CNNs improve their detection capability for unusually placed objects by using pooling layers for limited translation and rotation invariance. Pooling also allows for the usage of more convolutional layers by reducing memory consumption. Normalization layers are used to normalize over local input regions by moving all inputs in a layer towards a mean of zero and variance of one. Other regularization techniques such as batch normalization, where we normalize across the activations for the entire batch, or dropout, where we ignore randomly chosen neurons during the training process, can also be used. Fully-connected layers have neurons that are functionally similar to convolutional layers (compute dot products) but are different in that they are connected to all activations in the previous layer.
More recent CNNs use inception modules which use 1×1 convolutional kernels to reduce the memory consumption further while allowing for more efficient computation (and thus training). This makes CNNs suitable for a number of machine learning applications.
An activation function in a neural network applies a non-linear transformation on weighted input data. A popular activation function for CNNs is ReLu or rectified linear function which zeros out negative inputs and is represented as . The rectified linear function speeds up training while not compromising significantly on accuracy.
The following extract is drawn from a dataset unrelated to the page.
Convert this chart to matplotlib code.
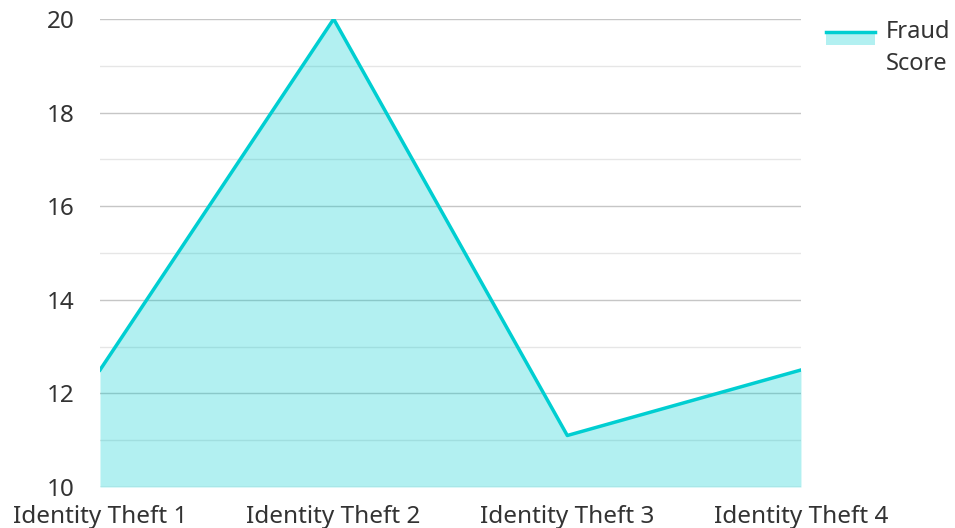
import matplotlib.pyplot as plt
from matplotlib.legend_handler import HandlerBase
from matplotlib.lines import Line2D
from matplotlib.patches import Rectangle
from matplotlib.ticker import MultipleLocator

categories = ["Identity Theft 1", "Identity Theft 2", "Identity Theft 3", "Identity Theft 4"]
fraud_score = [12.5, 20, 11.1, 12.5]

plt.rcParams["font.family"] = ["Noto Sans", "DejaVu Sans"]
line_color = "#00CED1"


class AreaHandler(HandlerBase):
    # filled box with the line along its top edge
    def create_artists(self, legend, orig_handle, xd, yd, w, h, fontsize, trans):
        top = yd + h * 1.55
        rect = Rectangle((xd, top - h * 0.8), w, h * 0.8, facecolor=line_color,
                         alpha=0.3, edgecolor="none", transform=trans)
        ln = Line2D([xd, xd + w], [top, top], color=line_color, linewidth=2.5,
                    transform=trans)
        return [rect, ln]


fig = plt.figure(figsize=(9.55, 5.28), dpi=100)
ax = fig.add_axes([0.1047, 0.0777, 0.734, 0.8863])

x = range(len(categories))
ax.fill_between(x, fraud_score, 10, color=line_color, alpha=0.3, linewidth=0, zorder=2)
area_line, = ax.plot(x, fraud_score, color=line_color, linewidth=2.5, zorder=3)

ax.set_xlim(0, len(categories) - 1)
ax.set_ylim(10, 20)
ax.yaxis.set_major_locator(MultipleLocator(2))
ax.yaxis.set_minor_locator(MultipleLocator(1))
ax.set_xticks(list(x))
ax.set_xticklabels(categories)
ax.set_axisbelow(True)
ax.grid(axis="y", which="major", color="#c6c6c6", linewidth=1)
ax.grid(axis="y", which="minor", color="#e6e6e6", linewidth=1)
for s in ax.spines.values():
    s.set_visible(False)
ax.tick_params(axis="both", which="both", length=0, labelsize=17.5, colors="#333333")
ax.tick_params(axis="y", pad=18)
ax.tick_params(axis="x", pad=13)

leg = fig.legend([area_line], ["Fraud\nScore"], handler_map={area_line: AreaHandler()},
                 loc="upper left", bbox_to_anchor=(0.857, 0.975), frameon=False,
                 fontsize=17, handlelength=2.1, handletextpad=0.45, labelcolor="#333333",
                 borderaxespad=0, borderpad=0.3)
leg.get_texts()[0].set_linespacing(1.45)

fig.savefig("out.png", dpi=100)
Inception modules in CNNs allow for deeper and larger conv layers while also speeding up computation. This is done by using 1×1 convolutions with small feature map size, for example, 192 28×28 sized feature maps can be reduced to 64 28×28 feature maps through 64 1×1 convolutions. Because of the reduced size, these 1×1 convolutions can be followed up with larger convolutions of size 3×3 and 5×5. In addition to 1×1 convolution, max pooling may also be used to reduce dimensionality. In the output of an inception module, all the large convolutions are concatenated into a big feature map which is then fed into the next layer (or inception module).
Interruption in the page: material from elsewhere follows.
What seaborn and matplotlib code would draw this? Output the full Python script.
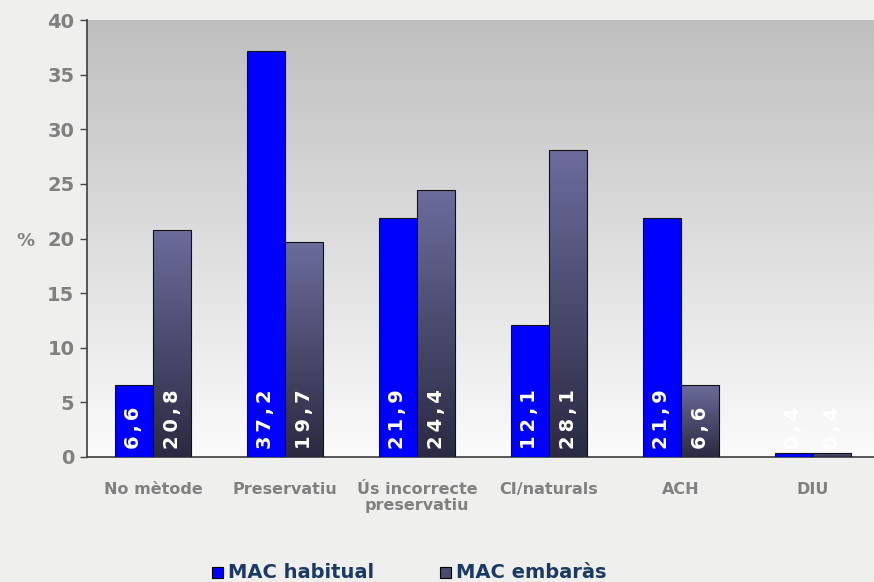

Pooling is a procedure that reduces the input over a certain area to a single value (subsampling). In convolutional neural networks, this concentration of information provides similar information to outgoing connections with reduced memory consumption. Pooling provides basic invariance to rotations and translations and improves the object detection capability of convolutional networks. For example, the face on an image patch that is not in the center of the image but slightly translated, can still be detected by the convolutional filters because the information is funneled into the right place by the pooling operation. The larger the size of the pooling area, the more information is condensed, which leads to slim networks that fit more easily into GPU memory. However, if the pooling area is too large, too much information is thrown away and predictive performance decreases.
Like multi-layer perceptrons and recurrent neural networks, convolutional neural networks can also be trained using gradient-based optimization techniques. Stochastic, batch, or mini-batch gradient descent algorithms can be used to optimize the parameters of the neural network. Once the CNN has been trained, it can be then used for inference to accurately predict outputs for a given input.
Deep learning frameworks allow researchers to create and explore Convolutional Neural Networks (CNNs) and other Deep Neural Networks (DNNs) easily, while delivering the high speed needed for both experiments and industrial deployment. The NVIDIA Deep Learning SDK accelerates widely-used deep learning frameworks such as Caffe, CNTK, TensorFlow, Theano and Torch as well as many other machine learning applications. The deep learning frameworks run faster on GPUs and scale across multiple GPUs within a single node. To use the frameworks with GPUs for Convolutional Neural Network training and inference processes, NVIDIA provides cuDNN and TensorRT respectively. cuDNN and TensorRT provide highly tuned implementations for standard routines such as convolution, pooling, normalization, and activation layers.